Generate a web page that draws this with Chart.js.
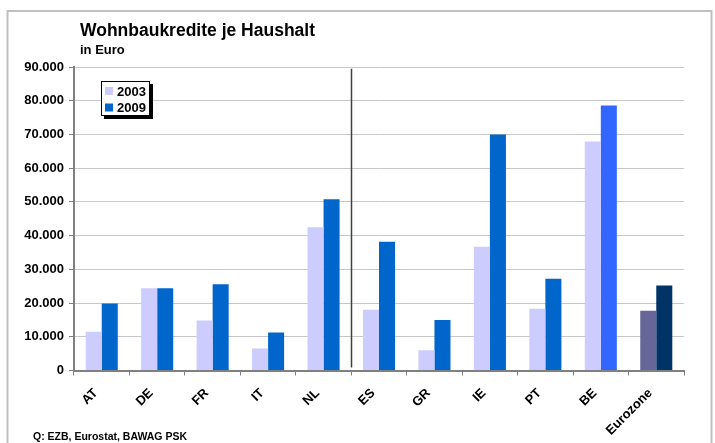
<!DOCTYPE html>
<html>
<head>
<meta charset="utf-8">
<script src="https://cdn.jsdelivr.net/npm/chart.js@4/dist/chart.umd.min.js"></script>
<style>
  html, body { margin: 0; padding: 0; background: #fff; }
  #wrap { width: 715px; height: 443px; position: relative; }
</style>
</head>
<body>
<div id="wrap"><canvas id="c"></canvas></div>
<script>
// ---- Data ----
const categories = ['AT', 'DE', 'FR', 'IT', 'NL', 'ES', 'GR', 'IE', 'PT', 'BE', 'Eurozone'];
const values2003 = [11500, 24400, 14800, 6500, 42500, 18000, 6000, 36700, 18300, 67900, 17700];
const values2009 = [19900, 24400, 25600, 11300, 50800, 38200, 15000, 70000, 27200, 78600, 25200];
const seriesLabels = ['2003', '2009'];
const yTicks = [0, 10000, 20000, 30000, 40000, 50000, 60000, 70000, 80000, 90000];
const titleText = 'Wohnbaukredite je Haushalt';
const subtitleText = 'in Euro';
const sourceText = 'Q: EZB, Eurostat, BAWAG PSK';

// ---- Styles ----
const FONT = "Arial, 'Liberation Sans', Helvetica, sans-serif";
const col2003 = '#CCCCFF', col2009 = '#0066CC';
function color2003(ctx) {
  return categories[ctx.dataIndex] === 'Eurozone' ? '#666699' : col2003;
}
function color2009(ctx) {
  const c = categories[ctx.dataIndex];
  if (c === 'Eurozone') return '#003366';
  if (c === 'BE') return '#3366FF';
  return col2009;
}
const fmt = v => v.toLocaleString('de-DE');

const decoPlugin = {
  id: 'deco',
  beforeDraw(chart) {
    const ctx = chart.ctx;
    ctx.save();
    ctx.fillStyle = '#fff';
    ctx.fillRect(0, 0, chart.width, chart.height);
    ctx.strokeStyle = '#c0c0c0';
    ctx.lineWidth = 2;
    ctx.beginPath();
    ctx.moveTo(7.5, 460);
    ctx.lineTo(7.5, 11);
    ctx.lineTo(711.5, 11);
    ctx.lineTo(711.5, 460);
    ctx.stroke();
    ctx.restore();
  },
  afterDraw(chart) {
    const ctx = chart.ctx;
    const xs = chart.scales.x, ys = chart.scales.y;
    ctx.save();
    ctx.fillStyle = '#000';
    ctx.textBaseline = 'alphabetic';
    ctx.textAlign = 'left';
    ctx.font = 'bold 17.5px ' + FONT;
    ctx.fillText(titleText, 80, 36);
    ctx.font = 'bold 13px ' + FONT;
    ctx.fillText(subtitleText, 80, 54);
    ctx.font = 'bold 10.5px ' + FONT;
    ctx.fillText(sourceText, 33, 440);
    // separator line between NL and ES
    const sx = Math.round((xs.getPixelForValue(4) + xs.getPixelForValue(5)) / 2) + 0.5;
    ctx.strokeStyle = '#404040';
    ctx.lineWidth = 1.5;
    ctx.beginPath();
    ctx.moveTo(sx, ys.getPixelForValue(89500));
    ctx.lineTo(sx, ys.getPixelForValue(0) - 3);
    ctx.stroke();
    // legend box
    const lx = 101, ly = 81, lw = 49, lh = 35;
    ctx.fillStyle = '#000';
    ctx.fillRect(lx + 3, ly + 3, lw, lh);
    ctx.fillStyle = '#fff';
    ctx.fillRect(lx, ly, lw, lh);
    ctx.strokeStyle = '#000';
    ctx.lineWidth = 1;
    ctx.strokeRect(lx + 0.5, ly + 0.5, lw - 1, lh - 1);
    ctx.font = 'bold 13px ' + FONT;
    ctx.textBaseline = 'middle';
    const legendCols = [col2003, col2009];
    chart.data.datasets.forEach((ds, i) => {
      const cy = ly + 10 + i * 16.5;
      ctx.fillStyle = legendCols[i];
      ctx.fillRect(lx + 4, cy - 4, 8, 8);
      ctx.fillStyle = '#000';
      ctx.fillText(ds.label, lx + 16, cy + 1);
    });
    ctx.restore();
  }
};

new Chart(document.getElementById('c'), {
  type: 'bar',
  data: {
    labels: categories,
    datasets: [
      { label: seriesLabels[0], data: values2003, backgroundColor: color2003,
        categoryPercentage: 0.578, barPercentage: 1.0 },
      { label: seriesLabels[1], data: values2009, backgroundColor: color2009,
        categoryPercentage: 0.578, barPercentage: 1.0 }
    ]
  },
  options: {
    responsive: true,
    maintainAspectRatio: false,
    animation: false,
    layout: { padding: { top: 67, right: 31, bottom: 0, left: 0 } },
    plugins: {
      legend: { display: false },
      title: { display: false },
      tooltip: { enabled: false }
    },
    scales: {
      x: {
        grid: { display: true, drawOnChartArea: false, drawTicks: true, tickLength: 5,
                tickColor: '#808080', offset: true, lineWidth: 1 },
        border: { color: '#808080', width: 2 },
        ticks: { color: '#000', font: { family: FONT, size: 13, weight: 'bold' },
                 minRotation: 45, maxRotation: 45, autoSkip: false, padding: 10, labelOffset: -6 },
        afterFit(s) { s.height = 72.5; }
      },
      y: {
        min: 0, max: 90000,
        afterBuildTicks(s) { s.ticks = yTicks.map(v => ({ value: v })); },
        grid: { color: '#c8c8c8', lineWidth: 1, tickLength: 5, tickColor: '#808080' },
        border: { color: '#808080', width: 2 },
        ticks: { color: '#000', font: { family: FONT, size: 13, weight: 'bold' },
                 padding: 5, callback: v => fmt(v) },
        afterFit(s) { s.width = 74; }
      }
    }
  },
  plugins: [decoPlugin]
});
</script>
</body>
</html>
******************************
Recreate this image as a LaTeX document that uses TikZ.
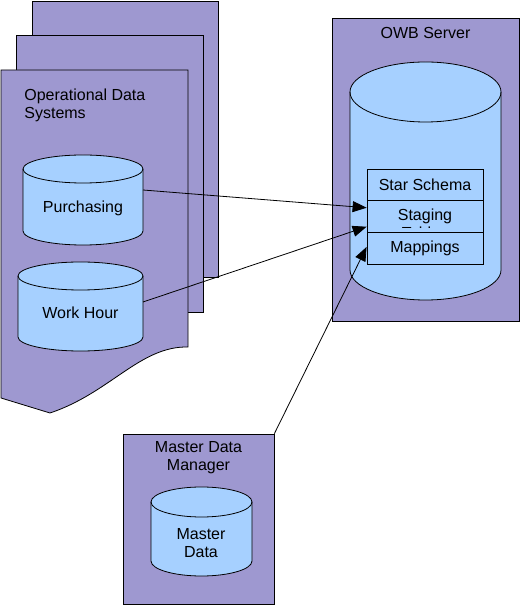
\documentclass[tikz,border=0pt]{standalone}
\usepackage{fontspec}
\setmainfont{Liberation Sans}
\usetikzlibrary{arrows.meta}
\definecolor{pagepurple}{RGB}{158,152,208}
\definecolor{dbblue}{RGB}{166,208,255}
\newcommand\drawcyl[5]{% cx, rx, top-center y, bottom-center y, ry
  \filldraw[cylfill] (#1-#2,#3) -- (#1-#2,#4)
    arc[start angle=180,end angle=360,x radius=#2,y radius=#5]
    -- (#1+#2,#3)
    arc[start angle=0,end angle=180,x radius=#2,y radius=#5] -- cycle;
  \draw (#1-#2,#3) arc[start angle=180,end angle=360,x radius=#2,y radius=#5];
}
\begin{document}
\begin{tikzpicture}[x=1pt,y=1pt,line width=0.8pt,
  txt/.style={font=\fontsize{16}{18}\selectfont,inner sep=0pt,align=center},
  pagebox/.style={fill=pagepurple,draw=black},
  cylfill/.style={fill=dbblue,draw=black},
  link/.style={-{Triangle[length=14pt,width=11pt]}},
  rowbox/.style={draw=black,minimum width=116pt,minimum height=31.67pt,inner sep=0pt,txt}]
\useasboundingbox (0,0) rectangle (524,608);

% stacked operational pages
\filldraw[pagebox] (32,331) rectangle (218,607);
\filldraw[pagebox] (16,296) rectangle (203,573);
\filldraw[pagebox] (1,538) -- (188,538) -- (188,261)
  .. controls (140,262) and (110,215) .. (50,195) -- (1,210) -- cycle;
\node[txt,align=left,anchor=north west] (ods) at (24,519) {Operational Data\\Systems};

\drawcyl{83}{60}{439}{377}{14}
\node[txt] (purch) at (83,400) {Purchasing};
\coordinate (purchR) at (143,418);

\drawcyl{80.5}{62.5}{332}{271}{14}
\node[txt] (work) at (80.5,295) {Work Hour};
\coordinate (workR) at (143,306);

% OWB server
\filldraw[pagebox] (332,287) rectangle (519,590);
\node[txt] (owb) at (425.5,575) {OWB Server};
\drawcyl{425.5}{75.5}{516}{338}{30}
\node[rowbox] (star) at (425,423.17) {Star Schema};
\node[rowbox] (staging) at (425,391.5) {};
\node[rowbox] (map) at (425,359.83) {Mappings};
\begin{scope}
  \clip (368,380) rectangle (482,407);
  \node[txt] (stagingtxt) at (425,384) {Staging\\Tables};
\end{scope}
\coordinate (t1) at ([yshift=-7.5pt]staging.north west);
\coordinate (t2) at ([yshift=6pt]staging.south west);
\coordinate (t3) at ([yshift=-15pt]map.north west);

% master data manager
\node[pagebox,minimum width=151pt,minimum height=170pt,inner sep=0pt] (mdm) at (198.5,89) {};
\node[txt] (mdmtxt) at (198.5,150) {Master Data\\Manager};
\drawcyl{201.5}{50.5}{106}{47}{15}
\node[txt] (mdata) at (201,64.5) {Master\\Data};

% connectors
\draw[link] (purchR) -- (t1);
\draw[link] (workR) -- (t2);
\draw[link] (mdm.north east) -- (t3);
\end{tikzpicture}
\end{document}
******************************
WHAT IS BEING ASKED
Everything from the line with "Generate a web" down to the line with "const fmt = v => v.toLocaleString('de-DE');" in the data above should be copied exactly, with both end lines kept and the pictures left out.

TASK ANSWER
Generate a web page that draws this with Chart.js.
<!DOCTYPE html>
<html>
<head>
<meta charset="utf-8">
<script src="https://cdn.jsdelivr.net/npm/chart.js@4/dist/chart.umd.min.js"></script>
<style>
  html, body { margin: 0; padding: 0; background: #fff; }
  #wrap { width: 715px; height: 443px; position: relative; }
</style>
</head>
<body>
<div id="wrap"><canvas id="c"></canvas></div>
<script>
// ---- Data ----
const categories = ['AT', 'DE', 'FR', 'IT', 'NL', 'ES', 'GR', 'IE', 'PT', 'BE', 'Eurozone'];
const values2003 = [11500, 24400, 14800, 6500, 42500, 18000, 6000, 36700, 18300, 67900, 17700];
const values2009 = [19900, 24400, 25600, 11300, 50800, 38200, 15000, 70000, 27200, 78600, 25200];
const seriesLabels = ['2003', '2009'];
const yTicks = [0, 10000, 20000, 30000, 40000, 50000, 60000, 70000, 80000, 90000];
const titleText = 'Wohnbaukredite je Haushalt';
const subtitleText = 'in Euro';
const sourceText = 'Q: EZB, Eurostat, BAWAG PSK';

// ---- Styles ----
const FONT = "Arial, 'Liberation Sans', Helvetica, sans-serif";
const col2003 = '#CCCCFF', col2009 = '#0066CC';
function color2003(ctx) {
  return categories[ctx.dataIndex] === 'Eurozone' ? '#666699' : col2003;
}
function color2009(ctx) {
  const c = categories[ctx.dataIndex];
  if (c === 'Eurozone') return '#003366';
  if (c === 'BE') return '#3366FF';
  return col2009;
}
const fmt = v => v.toLocaleString('de-DE');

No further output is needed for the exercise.